Wallace comenta que a mudança para São Paulo cobrou uma cabeça mais racializada. "Pude conhecer mais artistas pretos e entender essa potência", revela o ator de 30 anos, que enxerga o mercado artístico mais receptivo à negritude, mas ainda há um longo caminho a percorrer. Ele cita que, historicamente, o teatro tinha predominância de pessoas de ascendência afro, já que a arte vem desse lugar de resistência. "Compreendi que eu estou me reconectando, porque eu sempre estive aqui, esse lugar sempre foi meu.
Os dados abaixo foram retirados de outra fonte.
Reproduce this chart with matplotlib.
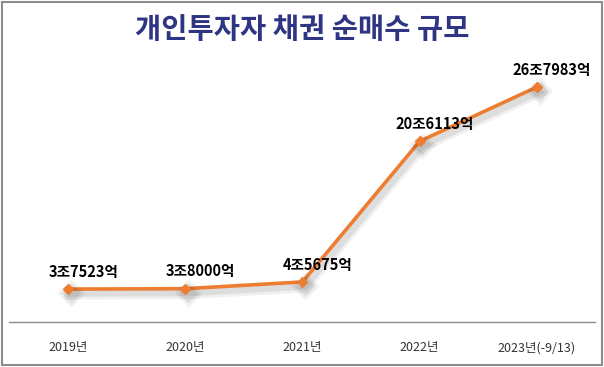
import numpy as np
import matplotlib
matplotlib.use("Agg")
import matplotlib.pyplot as plt
import matplotlib.patheffects as pe
from matplotlib.patches import Rectangle

plt.rcParams['font.family'] = ['Noto Sans CJK KR', 'DejaVu Sans']

# --- datos ---
years = ['2019년', '2020년', '2021년', '2022년', '2023년(-9/13)']
values = [3.7523, 3.8000, 4.5675, 20.6113, 26.7983]   # 조원
labels = ['3조7523억', '3조8000억', '4조5675억', '20조6113억', '26조7983억']

fig = plt.figure(figsize=(6.04, 3.67), dpi=100)
ax = fig.add_axes([0.0157, 0.1226, 0.970, 0.7166])

x = np.arange(len(years))
ax.plot(x, values, color='#ED7D31', lw=2.6, marker='D', ms=5,
        path_effects=[pe.SimpleLineShadow(offset=(2, -3), shadow_color='black', alpha=0.06, linewidth=9),
                      pe.SimpleLineShadow(offset=(2, -3), shadow_color='black', alpha=0.08, linewidth=5),
                      pe.Normal()])

for xi, v, t in zip(x, values, labels):
    ax.annotate(t, (xi, v), xytext=(11, 12.5), textcoords='offset points',
                ha='center', va='center', fontsize=10.5, fontweight='bold', color='black')

ax.set_xlim(-0.5, len(years) - 0.5)
ax.set_ylim(0, 30)
ax.set_xticks(x)
ax.set_xticklabels(years, fontsize=9, color='#333333')
ax.tick_params(axis='x', length=0, pad=14)
ax.set_yticks([])
for s in ['top', 'right', 'left']:
    ax.spines[s].set_visible(False)
ax.spines['bottom'].set_color('#8c8c8c')
ax.spines['bottom'].set_linewidth(1.0)

fig.text(0.5, 0.918, '개인투자자 채권 순매수 규모', ha='center', va='center',
         fontsize=20.5, fontweight='bold', color='#2E3582')

fig.patches.append(Rectangle((0.004, 0.006), 0.992, 0.988, transform=fig.transFigure,
                             fill=False, edgecolor='#8c8c8c', lw=1.5))

fig.savefig('out.png', dpi=100)
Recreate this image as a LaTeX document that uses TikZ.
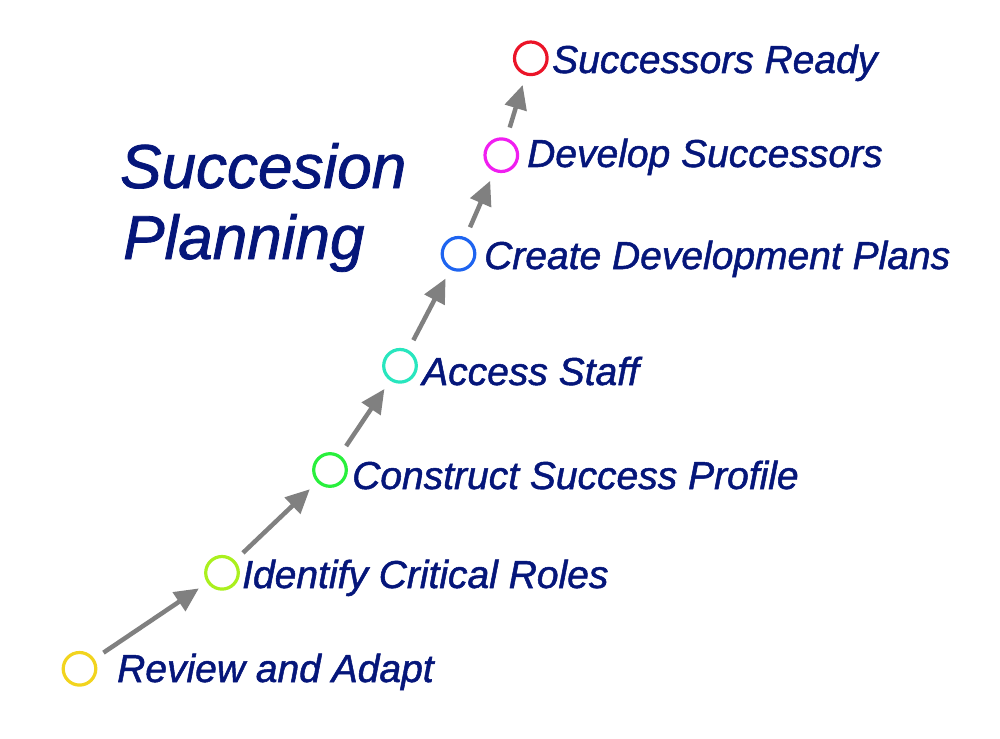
\documentclass[tikz,border=0pt]{standalone}
\usepackage{fontspec}
\setmainfont{Liberation Sans}
\newfontfamily\heavyfont[FakeBold=1.3]{Liberation Sans}
\usetikzlibrary{arrows.meta}
\definecolor{navy}{RGB}{5,22,122}
\definecolor{agray}{RGB}{128,128,128}
\definecolor{cyel}{RGB}{242,212,30}
\definecolor{clime}{RGB}{170,240,30}
\definecolor{cgreen}{RGB}{40,240,60}
\definecolor{cteal}{RGB}{40,230,190}
\definecolor{cblue}{RGB}{30,100,240}
\definecolor{cmag}{RGB}{240,30,240}
\definecolor{cred}{RGB}{235,20,40}
\tikzset{
  ring/.style={circle,draw=#1,line width=3.2pt,minimum size=32.6pt,inner sep=0pt},
  lab/.style={anchor=base west,inner sep=0pt,text=navy,font=\heavyfont\itshape\fontsize{39}{46}\selectfont},
  ttl/.style={anchor=base west,inner sep=0pt,text=navy,font=\heavyfont\itshape\fontsize{62}{70}\selectfont},
  flow/.style={draw=agray,line width=4.5pt,-{Triangle[length=24pt,width=22pt]},shorten <=11pt,shorten >=10pt}
}
\begin{document}
\begin{tikzpicture}[x=1pt,y=-1pt]
\useasboundingbox (0,0) rectangle (1000,738);
\fill[white] (0,0) rectangle (1000,738);
\node[ring=cyel]   (c1) at (79.5,668.8) {};
\node[ring=clime]  (c2) at (222,572.8) {};
\node[ring=cgreen] (c3) at (330,470) {};
\node[ring=cteal]  (c4) at (400,365.8) {};
\node[ring=cblue]  (c5) at (458.5,253.8) {};
\node[ring=cmag]   (c6) at (501.3,155.2) {};
\node[ring=cred]   (c7) at (530.8,58.3) {};
\node[lab] (l1) at (117,682) {Review and Adapt};
\node[lab] (l2) at (242,588) {Identify Critical Roles};
\node[lab] (l3) at (352,489) {Construct Success Profile};
\node[lab] (l4) at (422,385) {Access Staff};
\node[lab] (l5) at (484,269) {Create Development Plans};
\node[lab] (l6) at (527,167) {Develop Successors};
\node[lab] (l7) at (552,73) {Successors Ready};
\node[ttl] (t1) at (120,188) {Succesion};
\node[ttl] (t2) at (123,259) {Planning};
\draw[flow] (c1) -- (c2);
\draw[flow] (c2) -- (c3);
\draw[flow] (c3) -- (c4);
\draw[flow] (c4) -- (c5);
\draw[flow] (c5) -- (c6);
\draw[flow] (c6) -- (c7);
\end{tikzpicture}
\end{document}
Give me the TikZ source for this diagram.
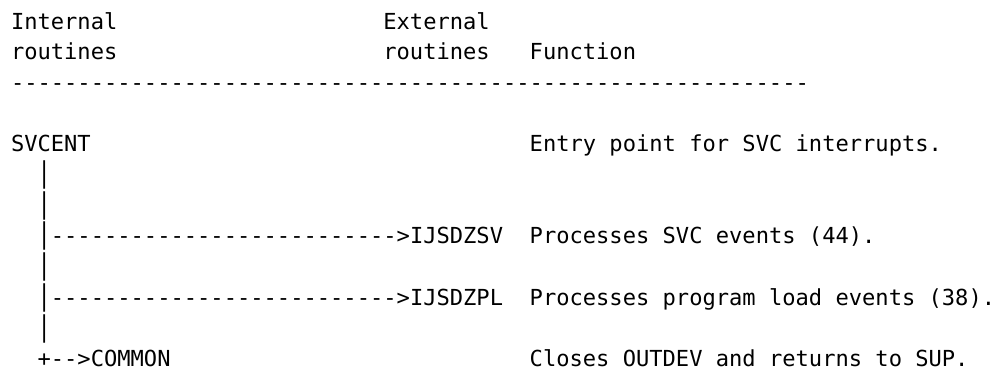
\documentclass[tikz,border=0pt]{standalone}
\usepackage{fontspec}
\usepackage{graphicx}
\setmonofont{DejaVu Sans Mono}
\begin{document}
% Character grid: one column = 13.3pt, one line = 30.7pt
\begin{tikzpicture}[x=13.3pt, y=-30.7pt,
  txt/.style={anchor=base west, inner sep=0pt, outer sep=0pt,
    font=\ttfamily\fontsize{22.09pt}{30.7pt}\selectfont},
  vbar/.style={txt}]
\fill[white] (-11pt,29pt) rectangle (986pt,-344pt);
\useasboundingbox (-11pt,29pt) rectangle (986pt,-344pt);
\newcommand{\pipe}{\scalebox{1}[1.29]{|}}

% column headings
\node[txt] (intA) at (0,0) {Internal};
\node[txt] (extA) at (28,0) {External};
\node[txt] (intB) at (0,1) {routines};
\node[txt] (extB) at (28,1) {routines};
\node[txt] (func) at (39,1) {Function};
\node[txt] (rule) at (0,2) {------------------------------------------------------------};

% entry point
\node[txt] (svcent) at (0,4) {SVCENT};
\node[txt] (svcentF) at (39,4) {Entry point for SVC interrupts.};

% trunk
\node[vbar] (v5) at (2,5) {\pipe};
\node[vbar] (v6) at (2,6) {\pipe};
\node[vbar] (v7) at (2,7) {\pipe};
\node[vbar] (v8) at (2,8) {\pipe};
\node[vbar] (v9) at (2,9) {\pipe};
\node[vbar] (v10) at (2,10) {\pipe};

% calls to external routines
\node[txt] (toSV) at (3,7) {-------------------------->};
\node[txt] (zsv) at (30,7) {IJSDZSV};
\node[txt] (zsvF) at (39,7) {Processes SVC events (44).};

\node[txt] (toPL) at (3,9) {-------------------------->};
\node[txt] (zpl) at (30,9) {IJSDZPL};
\node[txt] (zplF) at (39,9) {Processes program load events (38).};

% branch to COMMON
\node[txt] (toCommon) at (2,11) {+-->};
\node[txt] (common) at (6,11) {COMMON};
\node[txt] (commonF) at (39,11) {Closes OUTDEV and returns to SUP.};
\end{tikzpicture}
\end{document}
É natural que meu corpo esteja confortável nesses lugares, foi a vida que me puxou para cá", argumenta.
A hipersexualização do homem preto com o corpo similar ao de Wallace, para ele, é algo que está mudando, mas a partir de uma postura do próprio indivíduo que tem a pele escura. "Está vindo de nós, porque ainda não somos iguais, mas, assim como as mulheres pretas se apropriaram do termo 'dororidade', toda a nossa comunidade se conecta pela dor, e isso fez a gente amadurecer, porque ela nos humaniza", explica o ator, que é o único negro no elenco. "Essa cota não é confortável, mas é um processo rico. Até porque meu personagem, o Jason, é um advogado, casado com um homem que tem o mesmo nome e a mesma profissão, e é gordo (o ator Felipe Hintze). Tem ali a mensagem que precisa ser dada", opina.
Para Wallace, a racialização atravessa a arte, mas ainda falta muito diálogo sobre diversidade. "O teatro, porém, vem para contribuir com o debate. Não resolve, não responde nada, mas enche o público de dúvidas", conclui o ator, que, paralelamente ao espetáculo, tem um filme inédito, ainda sem data de lançamento, para estrear, chamado G de amor.
Assim como o conterrâneo André Torquato, Wallace Mendes deseja muito que A herança chegue a Brasília. De acordo com ambos, é um dos objetivos da produção. Ficaremos na torcida.